A Two-Degree-of-Freedom Vibro-impact Triboelectric Energy Harvester for larger bandwidth

Abstract

The efficiency of the energy harvesters can be improved by increasing the harvester bandwidth. Toward this, we presented a Two-Degree of Freedom (2-DOF) Vibro-impact Triboelectric Energy Harvester by combining multi-modality and piecewise linearity of two close resonant frequencies. The harvester structure consists of a primary cantilever beam attached to a secondary cantilever beam through a tip mass. The secondary beam is attached in the opposite direction to the primary beam. The secondary beam’s bottom surface acts as a triboelectric generator’s upper electrode. A lower electrode with bonded Polydimethylsiloxane (PDMS) insulator is attached at some gap separation distance underneath the upper electrode to create an impact structure.
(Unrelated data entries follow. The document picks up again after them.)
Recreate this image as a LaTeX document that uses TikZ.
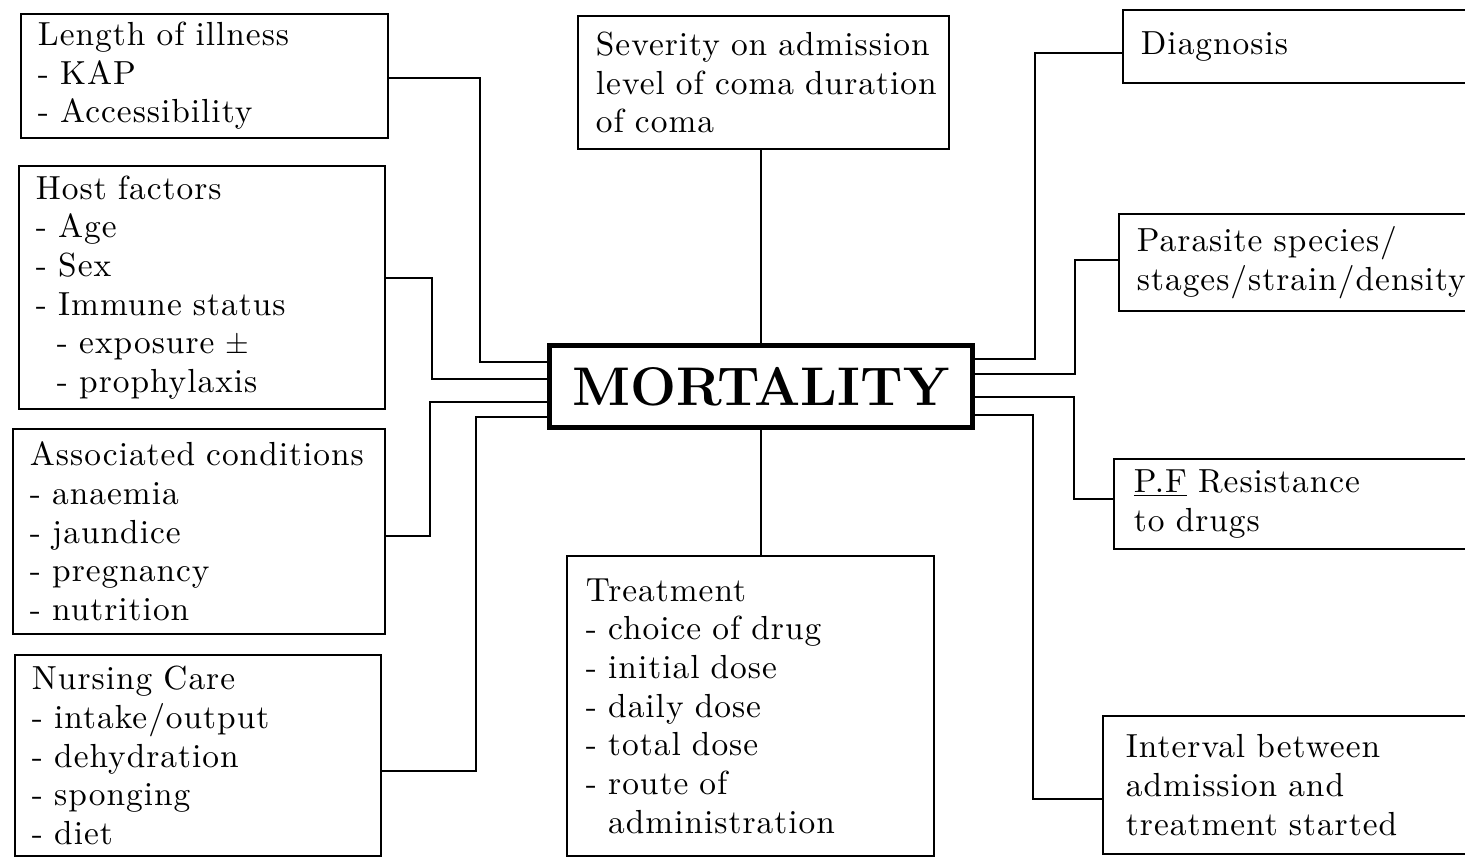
\documentclass[tikz,border=0pt]{standalone}
\usepackage{fontspec}
\newfontfamily\labelfont{lmroman10-regular.otf}[LetterSpace=3]
\usepackage{tikz}
\usetikzlibrary{positioning,calc}

\tikzset{
  factor/.style={draw,line width=1.1pt,anchor=north west,align=left,inner xsep=0.34cm,inner ysep=2pt,font=\labelfont\fontsize{19}{22}\selectfont},
  outcome/.style={draw,line width=2.8pt,anchor=north west,minimum width=8.46cm,minimum height=1.64cm,inner sep=0pt,font=\fontsize{31}{36}\selectfont\bfseries},
  link/.style={line width=1.1pt}
}

\begin{document}
\begin{tikzpicture}[x=0.02cm,y=-0.02cm]
\useasboundingbox (0,0) rectangle (1465,856);
% left column
\node[factor,text width=6.66cm,minimum height=2.48cm] (illness) at (20,13) {Length of illness\\- KAP\\- Accessibility};
\node[factor,text width=6.64cm,minimum height=4.86cm] (host) at (18,165) {Host factors\\- Age\\- Sex\\- Immune status\\\hspace*{0.42cm}- exposure $\pm$\\\hspace*{0.42cm}- prophylaxis};
\node[factor,text width=6.76cm,minimum height=4.10cm] (assoc) at (12,428) {Associated conditions\\- anaemia\\- jaundice\\- pregnancy\\- nutrition};
\node[factor,text width=6.64cm,minimum height=4.02cm] (nursing) at (14,654) {Nursing Care\\- intake/output\\- dehydration\\- sponging\\- diet};
% middle column
\node[factor,inner xsep=0.36cm,text width=6.7cm,minimum height=2.66cm] (severity) at (577,15) {\mbox{Severity on admission}\\\mbox{level of coma duration}\\of coma};
\node[outcome] (mort) at (547,343) {MORTALITY};
\node[factor,inner xsep=0.38cm,text width=6.58cm,minimum height=6.0cm] (treat) at (566,555) {Treatment\\- choice of drug\\- initial dose\\- daily dose\\- total dose\\- route of\\\phantom{- }administration};
% right column (runs off the page)
\node[factor,inner xsep=0.36cm,text width=6.44cm,minimum height=1.46cm] (diag) at (1122,9) {Diagnosis};
\node[factor,inner xsep=0.36cm,text width=6.52cm,minimum height=1.94cm] (parasite) at (1118,213) {Parasite species/\\stages/strain/density};
\node[factor,inner xsep=0.4cm,text width=6.54cm,minimum height=1.8cm] (resist) at (1113,458) {\underline{P.F} Resistance\\to drugs};
\node[factor,inner xsep=0.46cm,text width=6.64cm,minimum height=2.76cm] (interval) at (1102,715) {Interval between\\admission and\\treatment started};
% links on the left
\draw[link] ([yshift=-0.04cm]illness.east) -| ([xshift=-1.34cm,yshift=0.48cm]mort.west) -- ([yshift=0.48cm]mort.west);
\draw[link] ([yshift=0.19cm]host.east) -| ([xshift=-2.3cm,yshift=0.14cm]mort.west) -- ([yshift=0.14cm]mort.west);
\draw[link] ([yshift=-0.09cm]assoc.east) -| ([xshift=-2.34cm,yshift=-0.32cm]mort.west) -- ([yshift=-0.32cm]mort.west);
\draw[link] ([yshift=-0.31cm]nursing.east) -| ([xshift=-1.42cm,yshift=-0.62cm]mort.west) -- ([yshift=-0.62cm]mort.west);
% links on the right
\draw[link] ([yshift=-0.13cm]diag.west) -| ([xshift=1.2cm,yshift=0.54cm]mort.east) -- ([yshift=0.54cm]mort.east);
\draw[link] ([yshift=0.05cm]parasite.west) -| ([xshift=2.0cm,yshift=0.24cm]mort.east) -- ([yshift=0.24cm]mort.east);
\draw[link] ([yshift=0.1cm]resist.west) -| ([xshift=1.98cm,yshift=-0.22cm]mort.east) -- ([yshift=-0.22cm]mort.east);
\draw[link] ([yshift=-0.28cm]interval.west) -| ([xshift=1.16cm,yshift=-0.58cm]mort.east) -- ([yshift=-0.58cm]mort.east);
% top and bottom
\draw[link] (mort.north |- severity.south) -- (mort.north);
\draw[link] (mort.south) -- (mort.south |- treat.north);
\end{tikzpicture}
\end{document}
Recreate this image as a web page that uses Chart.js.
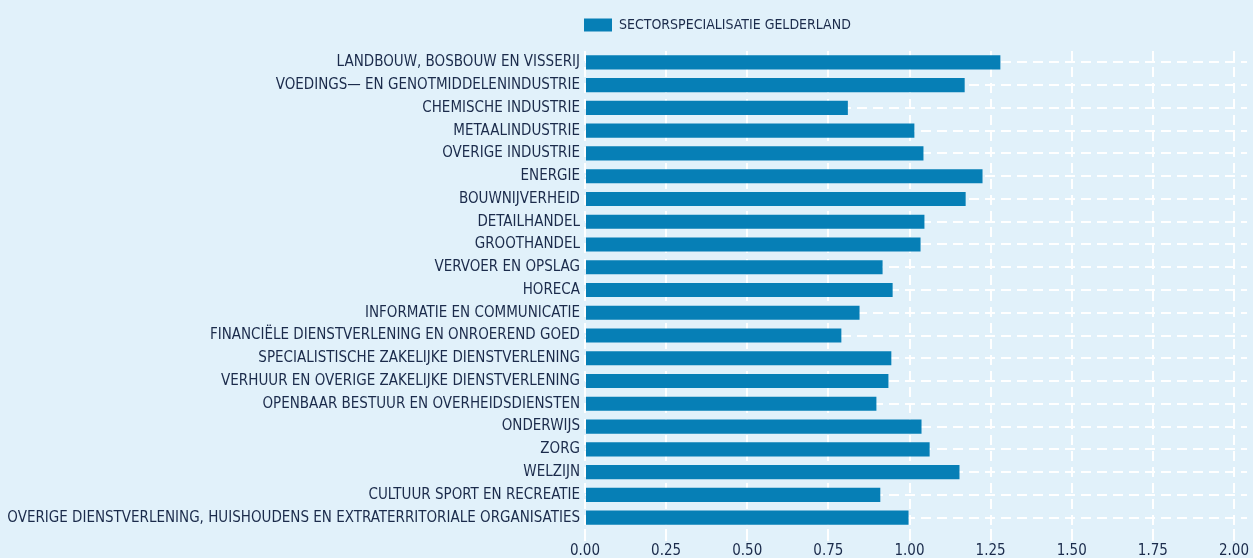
<!DOCTYPE html>
<html>
<head>
<meta charset="utf-8">
<script src="https://cdn.jsdelivr.net/npm/chart.js@4"></script>
<style>
  html, body { margin: 0; padding: 0; background: #e1f1fa; }
  #wrap { width: 1253px; height: 558px; position: relative; }
</style>
</head>
<body>
<div id="wrap"><canvas id="sector"></canvas></div>
<script>
const sectors = [
    'LANDBOUW, BOSBOUW EN VISSERIJ',
    'VOEDINGS\u2014 EN GENOTMIDDELENINDUSTRIE',
    'CHEMISCHE INDUSTRIE',
    'METAALINDUSTRIE',
    'OVERIGE INDUSTRIE',
    'ENERGIE',
    'BOUWNIJVERHEID',
    'DETAILHANDEL',
    'GROOTHANDEL',
    'VERVOER EN OPSLAG',
    'HORECA',
    'INFORMATIE EN COMMUNICATIE',
    'FINANCIËLE DIENSTVERLENING EN ONROEREND GOED',
    'SPECIALISTISCHE ZAKELIJKE DIENSTVERLENING',
    'VERHUUR EN OVERIGE ZAKELIJKE DIENSTVERLENING',
    'OPENBAAR BESTUUR EN OVERHEIDSDIENSTEN',
    'ONDERWIJS',
    'ZORG',
    'WELZIJN',
    'CULTUUR SPORT EN RECREATIE',
    'OVERIGE DIENSTVERLENING, HUISHOUDENS EN EXTRATERRITORIALE ORGANISATIES'
];
const gelderland = [1.28, 1.17, 0.81, 1.015, 1.043, 1.225, 1.173, 1.046, 1.034, 0.917, 0.948,
    0.846, 0.79, 0.944, 0.935, 0.898, 1.037, 1.062, 1.154, 0.91, 0.997];
const xTicks = [0, 0.25, 0.5, 0.75, 1, 1.25, 1.5, 1.75, 2];

const textColor = '#1b2b4b';
const barColor = '#067fb6';
const fontFam = "'Liberation Sans Narrow', 'DejaVu Sans Condensed', 'Roboto', sans-serif";

// legend sits above the plot, starting at the left edge of the bars
const legendShift = {
    id: 'legendShift',
    afterLayout(chart) {
        const lg = chart.legend;
        lg.left = chart.chartArea.left - 18;
        lg.top -= 9;
        lg.bottom -= 9;
    }
};

const ctx = document.getElementById('sector');
new Chart(ctx, {
    type: 'bar',
    data: {
        labels: sectors,
        datasets: [{
            label: 'SECTORSPECIALISATIE GELDERLAND',
            data: gelderland,
            backgroundColor: barColor,
            borderWidth: 0,
            categoryPercentage: 1,
            barPercentage: 0.62
        }]
    },
    plugins: [legendShift],
    options: {
        indexAxis: 'y',
        responsive: true,
        maintainAspectRatio: false,
        animation: false,
        layout: { padding: { top: 10, right: 6, bottom: 0, left: 0 } },
        plugins: {
            tooltip: { enabled: false },
            legend: {
                position: 'top',
                align: 'start',
                labels: {
                    boxWidth: 28,
                    boxHeight: 13,
                    padding: 17,
                    color: textColor,
                    font: { family: fontFam, size: 14 }
                }
            }
        },
        scales: {
            x: {
                min: 0,
                max: 2.04,
                afterBuildTicks: (scale) => { scale.ticks = xTicks.map(v => ({ value: v })); },
                afterFit: (scale) => { scale.height = 29; },
                grid: {
                    color: '#ffffff',
                    lineWidth: 2,
                    tickLength: 12,
                    tickColor: '#ffffff'
                },
                border: { display: false, dash: [10, 6] },
                ticks: {
                    color: textColor,
                    padding: 3,
                    font: { family: fontFam, size: 15, lineHeight: 1 },
                    callback: (v) => Number(v).toFixed(2)
                }
            },
            y: {
                afterFit: (scale) => { scale.width = 585; },
                grid: {
                    offset: false,
                    color: '#ffffff',
                    lineWidth: 2,
                    drawTicks: false
                },
                border: { display: false, dash: [10, 6] },
                ticks: {
                    color: textColor,
                    padding: 5,
                    autoSkip: false,
                    font: { family: fontFam, size: 15 }
                }
            }
        }
    }
});
</script>
</body>
</html>
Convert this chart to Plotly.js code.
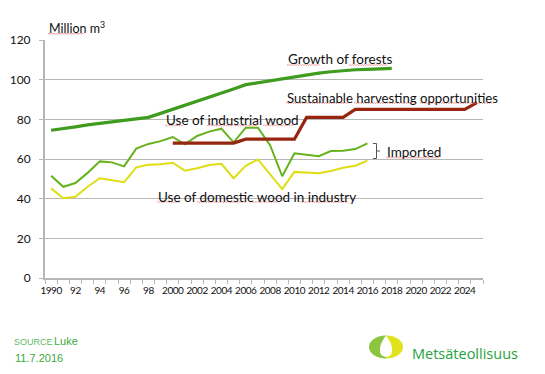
<!DOCTYPE html>
<html>
<head>
<meta charset="utf-8">
<script src="https://cdn.plot.ly/plotly-3.0.1.min.js"></script>
<style>html,body{margin:0;padding:0;background:#fff;}#chart{width:545px;height:374px;}
.xtick text{letter-spacing:-0.45px;}</style>
</head>
<body>
<div id="chart"></div>
<script>
// ---- data ----
const growthYears = [1990,1991,1992,1993,1994,1995,1996,1997,1998,1999,2000,2001,2002,2003,2004,2005,2006,2007,2008,2009,2010,2011,2012,2013,2014,2015,2016,2017,2018];
const growthOfForests = [74.5,75.2,76.2,77.2,78,78.6,79.2,80,81,83,85,87.2,89.2,91.2,93.2,95.3,97.5,98.5,99.3,100.3,101.3,102.3,103.3,104,104.6,105,105.2,105.6,105.7];

const useYears = [1990,1991,1992,1993,1994,1995,1996,1997,1998,1999,2000,2001,2002,2003,2004,2005,2006,2007,2008,2009,2010,2011,2012,2013,2014,2015,2016];
const industrialWood = [51.6,46,47.9,53,58.8,58.3,56.3,65.2,67.6,69,71.1,67.4,71.6,73.8,75.3,68.4,75.8,75.8,67,51.3,62.9,62,61.4,64,64.2,65,67.9];
const domesticWood = [45.2,40.2,41,46,50.3,49.3,48.3,55.8,57.1,57.3,58.1,54.1,55.3,57,57.6,50.3,56.6,59.8,52.3,44.8,53.5,53.2,52.8,54,55.6,56.6,59.2];

const harvestYears = [2000,2001,2002,2003,2004,2005,2006,2007,2008,2009,2010,2011,2012,2013,2014,2015,2016,2017,2018,2019,2020,2021,2022,2023,2024,2025];
const sustainableHarvest = [68,68,68,68,68,68,70,70,70,70,70,81,81,81,81,85,85,85,85,85,85,85,85,85,85,88.4];

const tickYears = [1990,1992,1994,1996,1998,2000,2002,2004,2006,2008,2010,2012,2014,2016,2018,2020,2022,2024];
const tickLabels = ['1990','92','94','96','98','2000','2002','2004','2006','2008','2010','2012','2014','2016','2018','2020','2022','2024'];

// ---- layout helpers (pixel -> paper for decorations) ----
const L = 45, R = 483, T = 40, B = 278;
const px = x => (x - L) / (R - L);
const py = y => (B - y) / (B - T);
function pathPx(cmds) {
  return cmds.map(c => c[0] + ' ' + c.slice(1).map((v,i) => i % 2 === 0 ? px(v).toFixed(5) : py(v).toFixed(5)).join(',')).join(' ');
}

const FONT = 'Lato, "Open Sans", sans-serif';

const traces = [
  {x: useYears, y: domesticWood, type: 'scatter', mode: 'lines', line: {color: '#dede12', width: 2}, hoverinfo: 'skip'},
  {x: useYears, y: industrialWood, type: 'scatter', mode: 'lines', line: {color: '#66b21c', width: 2}, hoverinfo: 'skip'},
  {x: growthYears, y: growthOfForests, type: 'scatter', mode: 'lines', line: {color: '#3f9c1f', width: 3.2}, hoverinfo: 'skip'},
  {x: harvestYears, y: sustainableHarvest, type: 'scatter', mode: 'lines', line: {color: '#962610', width: 3.2}, hoverinfo: 'skip'}
];

function ann(text, x, y, size, opts) {
  return Object.assign({text: text, x: px(x), y: py(y), xref: 'paper', yref: 'paper', showarrow: false,
    xanchor: 'left', yanchor: 'middle', font: {family: FONT, size: size, color: '#111'}}, opts || {});
}

const FOOT = '"Liberation Sans", Arial, sans-serif';
const annotations = [
  ann('Million m<sup>3</sup>', 47, 28, 12.5),
  ann('Growth of forests', 286, 59.3, 13.5),
  ann('Sustainable harvesting opportunities', 285, 97.7, 13.2),
  ann('Use of industrial wood', 164, 120, 13.5),
  ann('Imported', 385, 151.7, 13.5),
  ann('Use of domestic wood in industry', 156, 196.7, 13.5),
  ann('SOURCE', 12, 341.5, 9, {font: {family: FOOT, size: 9, color: '#62b962'}}),
  ann('Luke', 52, 341, 11, {font: {family: FOOT, size: 11, color: '#3aab3a'}}),
  ann('11.7.2016', 13, 358, 11, {font: {family: FOOT, size: 11, color: '#3aab3a'}}),
  ann('Metsäteollisuus', 410, 353, 14.5, {font: {family: '"Open Sans", sans-serif', size: 14.5, color: '#1ea33c'}})
];

// logo: green left crescent, yellow right crescent, white drop in middle
const cx = 386, cy = 347, rx = 17, ry = 11.5;
function ellipseHalf(side) {
  const pts = [];
  for (let i = 0; i <= 24; i++) {
    const a = -Math.PI / 2 + Math.PI * i / 24;
    pts.push([cx + side * rx * Math.cos(a), cy + ry * Math.sin(a)]);
  }
  return pathPx([['M', pts[0][0], pts[0][1]]].concat(pts.slice(1).map(p => ['L', p[0], p[1]])).concat([['Z']]));
}
const dropPath = pathPx([
  ['M', cx, cy - ry],
  ['C', cx + 5, cy - 5, cx + 7.5, cy + 2, cx + 5.5, cy + 6.5],
  ['C', cx + 3.5, cy + 11, cx - 3.5, cy + 11, cx - 5.5, cy + 6.5],
  ['C', cx - 7.5, cy + 2, cx - 5, cy - 5, cx, cy - ry],
  ['Z']
]);

// spell-check style wavy underlines: [x0, x1, y]
const squiggles = [
  [48, 85, 34],
  [287, 320, 65.3], [349, 388, 65.3],
  [286, 349, 103.3], [354, 417, 103.3], [420, 493, 103.3],
  [165, 183, 125.7], [207, 258, 125.7], [263, 293, 125.7],
  [386, 439, 158],
  [157, 180, 202.3], [197, 247, 202.3], [250, 278, 202.3], [300, 348, 202.3]
];
function zigzag(x0, x1, y) {
  const cmds = [['M', x0, y]];
  let up = true;
  for (let x = x0 + 1.2; x <= x1; x += 1.2) { cmds.push(['L', x, up ? y - 0.9 : y + 0.3]); up = !up; }
  return pathPx(cmds);
}

const shapes = [
  {type: 'path', xref: 'paper', yref: 'paper', path: ellipseHalf(-1), fillcolor: '#8cc63e', line: {width: 0}},
  {type: 'path', xref: 'paper', yref: 'paper', path: ellipseHalf(1), fillcolor: '#e0e31c', line: {width: 0}},
  {type: 'path', xref: 'paper', yref: 'paper', path: dropPath, fillcolor: '#ffffff', line: {width: 0}},
  {type: 'path', xref: 'paper', yref: 'paper',
   path: pathPx([['M', 373, 143.5], ['L', 376.5, 143.5], ['L', 376.5, 158.5], ['L', 373, 158.5], ['M', 376.5, 151], ['L', 380, 151]]),
   line: {color: '#555', width: 1}}
].concat(squiggles.map(s => ({type: 'path', xref: 'paper', yref: 'paper', path: zigzag(s[0], s[1], s[2]),
  line: {color: '#ec7f7a', width: 0.8}})));

const layout = {
  width: 545, height: 374,
  margin: {l: L, r: 545 - R, t: T, b: 374 - B, pad: 0},
  paper_bgcolor: '#fff', plot_bgcolor: '#fff',
  showlegend: false,
  xaxis: {
    range: [1989.5, 2025.5], showgrid: false, zeroline: false,
    showline: true, linecolor: '#b7b7b7', linewidth: 2,
    tickmode: 'array', tickvals: tickYears, ticktext: tickLabels, ticks: '',
    tickangle: 0, automargin: false,
    tickfont: {family: FONT, size: 10, color: '#111'}, ticklabelstandoff: 2,
    minor: {tickmode: 'linear', tick0: 1989.5, dtick: 1, ticks: 'outside', ticklen: 4, tickcolor: '#b7b7b7', tickwidth: 1, showgrid: false}
  },
  yaxis: {
    range: [0, 120], dtick: 20, showgrid: true, gridcolor: '#b7b7b7', gridwidth: 1, zeroline: false,
    showline: true, linecolor: '#b7b7b7', linewidth: 2,
    ticks: 'outside', ticklen: 4, tickcolor: '#b7b7b7', automargin: false,
    tickfont: {family: FONT, size: 12, color: '#111'}, ticklabelstandoff: 6
  },
  annotations: annotations,
  shapes: shapes
};

Plotly.newPlot('chart', traces, layout, {staticPlot: true, displayModeBar: false});
</script>
</body>
</html>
When the system vibrates, an impact between the triboelectric layers generates an alternating electrical signal. A 2-DOF system with lumped parameter theoretical model was developed to extract the governing equations. In addition, the experimental results were extracted to validate the theoretical model. Afterward, parametric analysis based on the variation of gaps, resistance, and surface charge density was theoretically investigated. Finally, the proposed harvester demonstrated an increase in the maximum output voltage by more than 300%, and a 250% increase in the bandwidth, by changing the excitation level from 0.1 g to 0.7 g. The result of this study can pave the way for an efficient energy harvester that can scavenge ambient vibrations over a wide range of excitation frequencies.